Las calles se habían convertido en callejones. No sé si fue casualidad o pandemia, pero aquellas dos rectas de adoquín, siempre iluminadas por los faroles más antiguos de la ciudad, habían sido engullidas por esa ardiente oscuridad de la que habló Buero Vallejo: un mar negro en el que pueden verse tantas cosas…

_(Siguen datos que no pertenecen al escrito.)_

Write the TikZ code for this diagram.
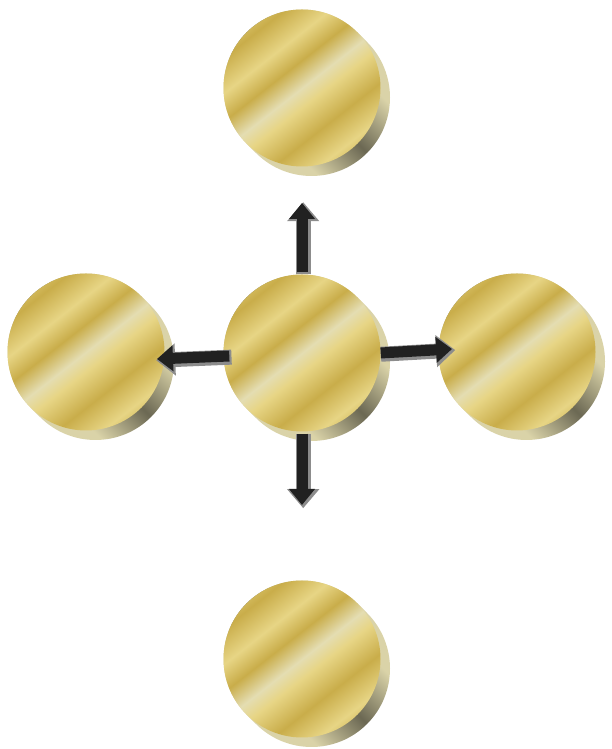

Zambullirse en la acera para ir a tirar la basura es una disciplina inédita en la olimpiada de la rutina. Como el béisbol y el monopatín, debutantes en esos Juegos de Tokio que han tenido que aplazarse. Por fortuna, mis contenedores de cabecera están a doscientos o trescientos metros. Un paseo de cierta calidad en los días de encierro

No sé qué ocurre en sus casas pero en la nuestra, desde que se decretó el estado de alarma, se recicla religiosamente. Se trata de una especie de misa dominical. Ya frente a los contenedores, la diseminación de plásticos, cartones y vidrios se consagra como la única experiencia creativa en contacto con el exterior. Porque estos días todo son “viajes” como los de Xavier de Maistre, “alrededor de la habitación”.

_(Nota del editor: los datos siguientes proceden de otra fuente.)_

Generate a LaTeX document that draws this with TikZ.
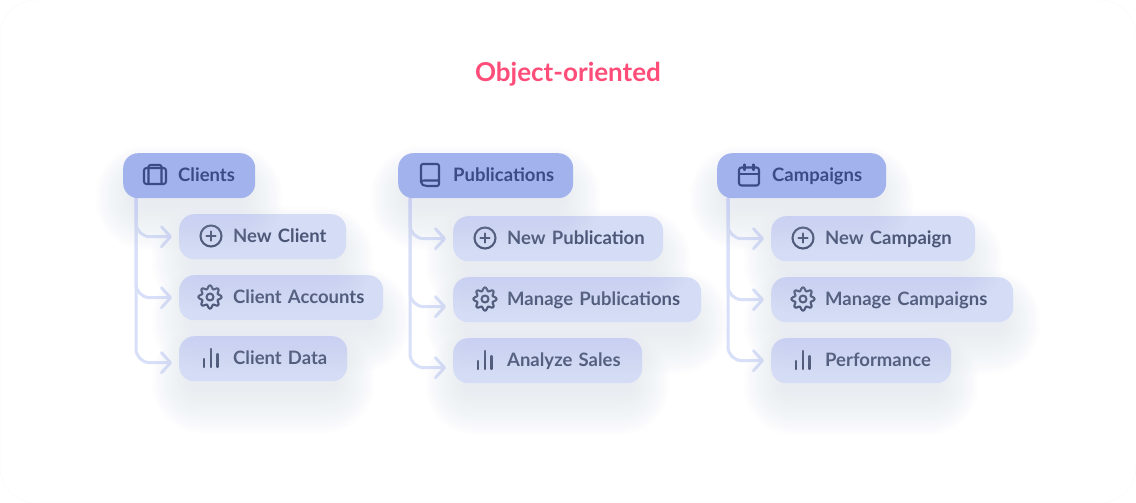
\documentclass[tikz,border=0pt]{standalone}
\usepackage{fontspec}
\setmainfont{Lato}
\usetikzlibrary{arrows.meta,backgrounds}
\definecolor{headfill}{HTML}{A2B2EC}
\definecolor{headink}{HTML}{3C4B86}
\definecolor{itemfill}{HTML}{D5DCF6}
\definecolor{itemink}{HTML}{4B5676}
\definecolor{branchblue}{HTML}{D8DFF8}
\definecolor{shadeblue}{HTML}{C8CFF2}
\definecolor{titlepink}{HTML}{FF4D79}
\tikzset{
  headbox/.style={fill=headfill, text=headink, rounded corners=15pt, anchor=north west,
    minimum height=45pt, inner xsep=0pt, inner ysep=0pt, text width=#1, align=left,
    text height=15pt, text depth=3pt, font=\fontsize{18.5}{20}\selectfont\bfseries,
    execute at begin node={\hspace*{55pt}}},
  itembox/.style={fill=itemfill, text=itemink, rounded corners=15pt, anchor=north west,
    minimum height=45pt, inner xsep=0pt, inner ysep=0pt, text width=#1, align=left,
    text height=15pt, text depth=3pt, font=\fontsize{18.5}{20}\selectfont\bfseries,
    execute at begin node={\hspace*{54pt}}},
  branch/.style={draw=branchblue, line width=3pt, rounded corners=14pt, line cap=round,
    -{Straight Barb[length=9pt,width=20pt,line width=3pt,round]}, shorten >=7pt},
  icon/.style={draw=itemink, line width=2.1pt, line cap=round, line join=round},
  headicon/.style={draw=headink, line width=2.1pt, line cap=round, line join=round},
  plusicon/.pic={
    \draw[icon] (0,0) circle (10.5);
    \draw[icon] (-4.5,0) -- (4.5,0) (0,-4.5) -- (0,4.5);
  },
  gearicon/.pic={
    \draw[icon, smooth, samples=96, domain=0:360] plot ({(9.9+1.7*cos(8*\x))*cos(\x)},{(9.9+1.7*cos(8*\x))*sin(\x)}) -- cycle;
    \draw[icon] (0,0) circle (3.5);
  },
  barsicon/.pic={
    \draw[icon] (-7,9) -- (-7,1) (0,9) -- (0,-9) (6.5,9) -- (6.5,-4);
  },
  caseicon/.pic={
    \draw[headicon, rounded corners=2.5pt] (-11,-7) rectangle (11,9);
    \draw[headicon, rounded corners=2pt] (-6.5,9) -- (-6.5,-10) -- (6.5,-10) -- (6.5,9);
  },
  bookicon/.pic={
    \draw[headicon, rounded corners=2pt] (-9,7) -- (-9,-11) -- (9,-11) -- (9,11) -- (-5,11) -- (-9,9) -- (-9,7);
    \draw[headicon] (-9,7) .. controls (-9,6) and (-8,5.5) .. (-6,5.5) -- (9,5.5);
  },
  calicon/.pic={
    \draw[headicon, rounded corners=2.5pt] (-10,-7.5) rectangle (10,10.5);
    \draw[headicon] (-10,-1) -- (10,-1) (-4.5,-10.5) -- (-4.5,-5) (4.5,-10.5) -- (4.5,-5);
  },
}
% x, y and width of the box that gets the shade
\newcommand{\softshade}[3]{
  \foreach \r in {-10,-7,...,32}
    \fill[shadeblue, opacity=.025, rounded corners={(18+\r)*1pt}]
      ({#1-.85*\r},{#2+20-.85*\r}) rectangle ({#1+#3+.85*\r},{#2+65+\r});
}
\begin{document}
\begin{tikzpicture}[x=1pt,y=-1pt]
\useasboundingbox (0,0) rectangle (1136,503);
\node[text=titlepink, font=\fontsize{26}{30}\selectfont\bfseries] (title) at (568,74) {Object-oriented};

% first column
\softshade{179}{336}{168}
\node[itembox=168] (clientdata) at (179,336) {Client Data};
\pic at (211,358) {barsicon};
\softshade{179}{275}{204}
\node[itembox=204] (clientaccounts) at (179,275) {Client Accounts};
\pic at (210,297) {gearicon};
\softshade{179}{214}{167}
\node[itembox=167] (newclient) at (179,214) {New Client};
\pic at (211,236) {plusicon};
\softshade{123}{153}{132}
\node[headbox=132] (clients) at (123,153) {Clients};
\pic at (155,175) {caseicon};

% second column
\softshade{453}{338}{189}
\node[itembox=189] (analyzesales) at (453,338) {Analyze Sales};
\pic at (485,360) {barsicon};
\softshade{453}{277}{248}
\node[itembox=248] (managepubs) at (453,277) {Manage Publications};
\pic at (485,299) {gearicon};
\softshade{453}{216}{210}
\node[itembox=210] (newpub) at (453,216) {New Publication};
\pic at (485,238) {plusicon};
\softshade{398}{153}{175}
\node[headbox=175] (publications) at (398,153) {Publications};
\pic at (430,175) {bookicon};

% third column
\softshade{771}{338}{180}
\node[itembox=180] (performance) at (771,338) {Performance};
\pic at (803,360) {barsicon};
\softshade{771}{277}{242}
\node[itembox=242] (managecamps) at (771,277) {Manage Campaigns};
\pic at (803,299) {gearicon};
\softshade{771}{216}{204}
\node[itembox=204] (newcamp) at (771,216) {New Campaign};
\pic at (803,238) {plusicon};
\softshade{717}{153}{169}
\node[headbox=169] (campaigns) at (717,153) {Campaigns};
\pic at (749,175) {calicon};

% branches go behind the boxes
\begin{scope}[on background layer]
\draw[draw=black!2, fill=white, rounded corners=36pt, line width=.5pt] (0,0) rectangle (1136,503);
\draw[branch] (clients.south west -| 136,0) |- (newclient.west);
\draw[branch] (clients.south west -| 136,0) |- (clientaccounts.west);
\draw[branch] (clients.south west -| 136,0) |- ([yshift=-4pt]clientdata.west);
\draw[branch] (publications.south west -| 410,0) |- (newpub.west);
\draw[branch] (publications.south west -| 410,0) |- ([yshift=-7pt]managepubs.west);
\draw[branch] (publications.south west -| 410,0) |- ([yshift=-7pt]analyzesales.west);
\draw[branch] (campaigns.south west -| 728,0) |- (newcamp.west);
\draw[branch] (campaigns.south west -| 728,0) |- (managecamps.west);
\draw[branch] (campaigns.south west -| 728,0) |- (performance.west);
\end{scope}
\end{tikzpicture}
\end{document}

Uno de los reflejos más cruentos de esta crisis quizá sean las colas que se forman para depositar la basura. Y digo “depositar” porque la conciencia ha aplacado el automatismo. La fila en los supermercados nos ha sorprendido sólo en parte. Conocíamos, a través de las novelas y la Historia, esas esperas forzadas por la “carestía”: el llamado “racionamiento”. Pero nadie nos había avisado de que, un día, habría turnos para deshacernos de nuestros restos. Es el paradigma de la infección. 

Esa noche, en la acera oscura, novedosamente abandonada por el alumbrado público, una señora y yo aguardábamos nuestra vez con profundo respeto a la distancia de seguridad. Todos con guantes y mascarillas. Un hombre se deleitaba en la separación de su basura. Ninguno de los dos osamos romper su ritual con una llamada de teléfono o unas pisadas alrededor. ¡Ay, los pasos y las voces qué ruido tan incómodo en las calles del confinamiento! Es como si delataran una alegría que está prohibida hasta nuevo aviso.

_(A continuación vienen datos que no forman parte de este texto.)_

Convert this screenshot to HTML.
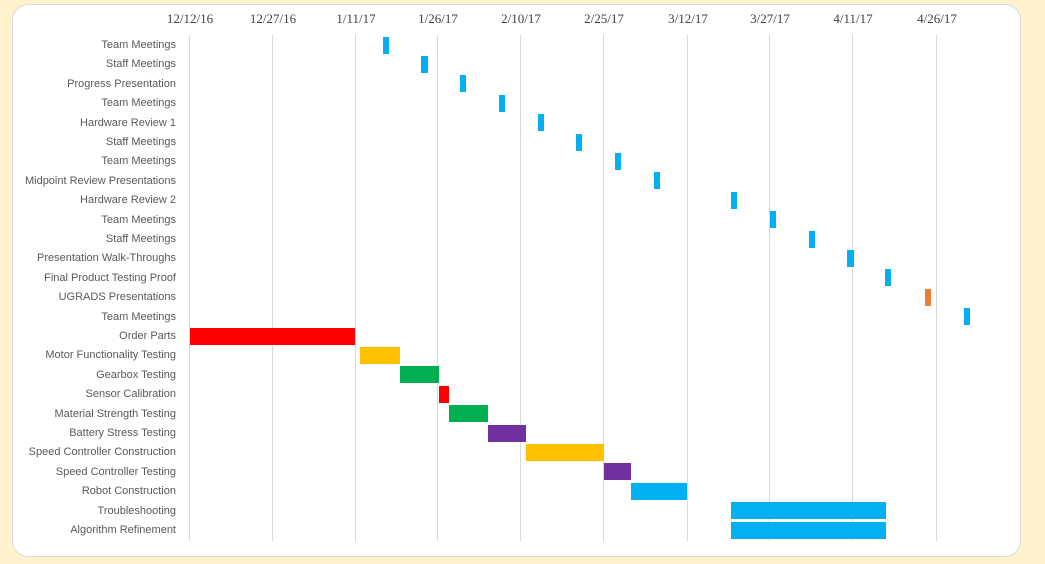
<!DOCTYPE html><html><head><style>
body{margin:0;width:1045px;height:564px;background:#fff2cc;position:relative;overflow:hidden;font-family:"Liberation Sans",sans-serif}
#p{position:absolute;left:12px;top:4px;width:1007px;height:551px;background:#fff;border:1px solid #d9d9d9;border-radius:16px}
.g{position:absolute;top:35px;height:506px;width:1px;background:#d9d9d9}
.t{position:absolute;top:11px;width:100px;margin-left:-50px;text-align:center;font-family:"Liberation Serif",serif;font-size:13px;color:#404040}
.l{position:absolute;right:869px;font-size:11px;color:#595959;white-space:nowrap;line-height:14px}
.b{position:absolute;height:17px}
</style></head><body><div id="p"></div>
<div id="c"></div>
<script>
var ticks=[[189,"12/12/16"],[272,"12/27/16"],[355,"1/11/17"],[437,"1/26/17"],[520,"2/10/17"],[603,"2/25/17"],[687,"3/12/17"],[769,"3/27/17"],[852,"4/11/17"],[936,"4/26/17"]];
var B="#00b0f0",R="#ff0000",Y="#ffc000",G="#00b050",P="#7030a0",O="#ed7d31";
var rows=[["Team Meetings",383,389,B],["Staff Meetings",421,428,B],["Progress Presentation ",460,466,B],["Team Meetings",499,505,B],["Hardware Review 1",538,544,B],["Staff Meetings",576,582,B],["Team Meetings",615,621,B],["Midpoint Review Presentations ",654,660,B],["Hardware Review 2",731,737,B],["Team Meetings",770,776,B],["Staff Meetings",809,815,B],["Presentation Walk-Throughs",847,854,B],["Final Product Testing Proof",885,891,B],["UGRADS Presentations",925,931,O],["Team Meetings",964,970,B],["Order Parts",190,355,R],["Motor Functionality Testing",360,400,Y],["Gearbox Testing",400,439,G],["Sensor Calibration",439,449,R],["Material Strength Testing",449,488,G],["Battery Stress Testing",488,526,P],["Speed Controller Construction",526,604,Y],["Speed Controller Testing",604,631,P],["Robot Construction",631,687,B],["Troubleshooting",731,886,B],["Algorithm Refinement",731,886,B]];
var h="";
ticks.forEach(function(t){h+='<div class="g" style="left:'+t[0]+'px"></div><div class="t" style="left:'+(t[0]+1)+'px">'+t[1]+'</div>';});
rows.forEach(function(r,i){var c=45+19.4*i;h+='<div class="l" style="top:'+(c-7)+'px">'+r[0]+'</div><div class="b" style="left:'+r[1]+'px;width:'+(r[2]-r[1])+'px;top:'+(c-8.5)+'px;background:'+r[3]+'"></div>';});
document.getElementById("c").innerHTML=h;
</script></body></html>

Y aquel hombre se acercaba a un contenedor. Luego a otro. Alzaba las manos, empujaba con cuidado de no tocar, vaciaba la bolsa en el del papel, luego la echaba vacía al del plástico. Nosotros mirábamos, como quien mira a un expedicionario que se brega con el descubrimiento.

Sacar la basura, en las noches del coronavirus, arranca lo mejor de nosotros: el respeto, el silencio, los modales… ¡y hasta un buenas noches al desconocido! Salimos de casa, aparcamos nuestros desechos y regresamos como recién bañados de cuerpo entero en el Jordán.